C’est en tant qu’économiste et universitaire qu’Abderrazek Zouari, ministre du Développement régional, a fait une intervention lors de la conférence organisée par la jeune association «Tunisie solidaire», le 7 mai 2011, pour débattre du modèle économique pour la Tunisie après le 14 janvier 2011. La tâche n’est pas facile, tant les troubles sécuritaires continuent à secouer le pays, engendrant un retour aux confrontations et un couvre-feu nocturne. Mais soyons optimistes…
Peut-on instaurer une démocratie sans développement économique? C’est possible, estime M. Zouari, puisque plusieurs pays l’ont vécu. «Ils ont instauré la démocratie mais n’ont pas réussi au niveau économique. Et le pire est de revenir à la dictature. Celle-ci peut réaliser le développement économique avec un faible potentiel de croissance. Si on veut réussir cette transition, il faut arriver à coupler démocratie et développement».
Selon lui, l’économie sociale de marché serait le bon choix pour la Tunisie, malgré les critiques. «Il y a une remise en cause de l’économie de marché à partir de la pratique «benalienne». Mais ceci ne doit pas remettre en cause ce modèle économique. Notre économie est ouverte à l’extérieur. Nous avons des dettes à rembourser. Ce modèle garantit également la libre entreprise dont on a beaucoup besoin en ce moment», explique-t-il.
Rôle de l’Etat…
Cependant, pour appliquer ce modèle, M. Zouari estime que le rôle de l’Etat est très important, et même plus important que dans une économie étatisée. C’est à lui d’établir les règles du jeu en promulguant les lois et les réglementations et en veillant à leur respect. Il doit s’occuper de tous les secteurs où l’entreprise n’est pas performante en lançant les investissements et les grands projets.
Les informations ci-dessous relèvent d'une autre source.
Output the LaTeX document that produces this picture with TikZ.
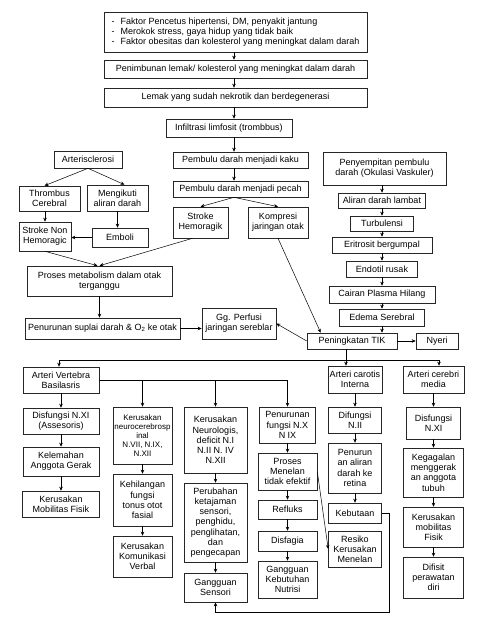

Il est de son rôle de réguler l’activité économique par la mise en place d’une politique budgétaire, économique, monétaire et fiscale. Il doit également être un Etat redistributeur en luttant contre les inégalités et en œuvrant à corriger le déséquilibre régional.
Reste que cette feuille de route ne pourra être appliquée sans la bonne gouvernance, qui est très difficile à réaliser dans une économie étatisée puisque ce sont les bureaucrates qui décident, précise M. Zouari. La bonne gouvernance imposerait l’implication des citoyens dans le processus de développement en s’appropriant les projets. Elle leur donne une voix (voice) pour exiger des comptes à leurs gouvernants. Elle pousserait ces derniers à rendre compte de ce qu’ils font.
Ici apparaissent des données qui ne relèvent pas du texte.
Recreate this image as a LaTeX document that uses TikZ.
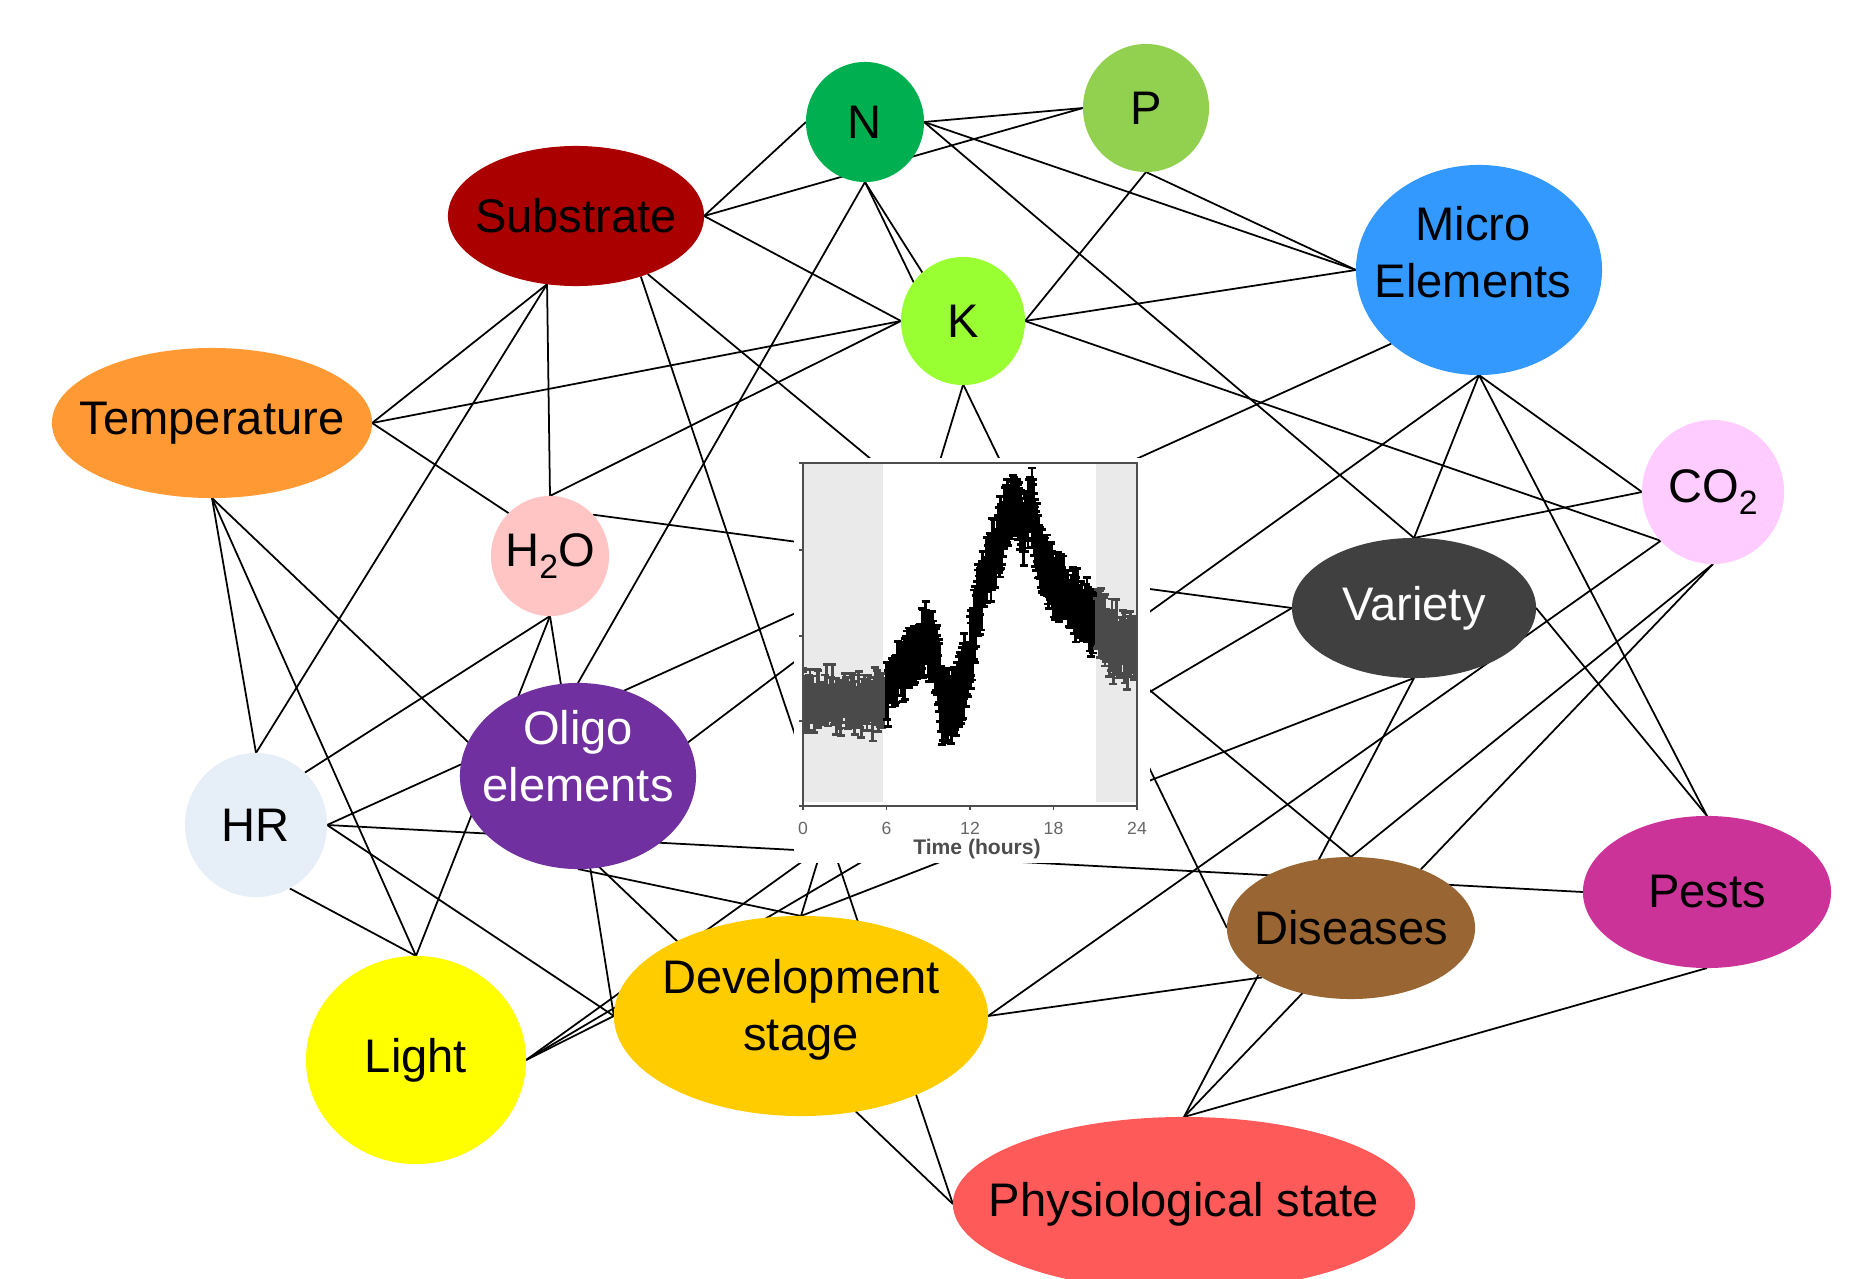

Des institutions indépendantes…
Pour notre économiste, les enjeux sont énormes, dans ces circonstances particulières. Avec un taux de croissance qui s’approchera de 0%, il faudrait penser aux scénarios qui relanceraient cette croissance. Une chose est sûre, «si la Tunisie continue à 4% de croissance, rien ne pourra être fait pour l’emploi», indique-t-il. Pour cela, il faudrait miser sur l’économie de l’innovation qui permettra d’atteindre un taux de 7 à 8%, en consolidant le secteur des services. Ce qui ne peut se faire sans réformer le système éducatif et le réviser dans une perspective de continuité entre l’éducation, l’enseignement supérieur et la formation professionnelle. Concernant le développement régional, revêtant cette fois-ci son rôle de ministre, M. Zouari affirme qu’il n’y avait jamais eu de politique gouvernementale dans ce domaine ni une répartition budgétaire pour les régions.
D’un autre côté, il a précisé que le pays passera certainement par une période d’instabilité politique mais ceci ne doit pas l’empêcher d’être performante sur le plan économique. Pour ce faire, il faudrait miser sur des institutions indépendantes. «Je milite pour qu’il y ait un institut national de la statistique indépendant du gouvernement. C’est aussi le cas pour d’autres institutions stratégiques, telle que la Banque centrale. L’expérience du Liban est révélatrice sur ce point. Il réalise un taux de croissance positif malgré l’instabilité politique parce qu’il est doté d’institutions indépendantes», clame-t-il.
Le développement économique serait-il donc une composante essentielle du processus démocratique? Beaucoup le pensent aujourd’hui. Il serait même l’incarnation de cette démocratie à laquelle on aspire tous. Relever le défi économique contribuera à relever le défi démocratique.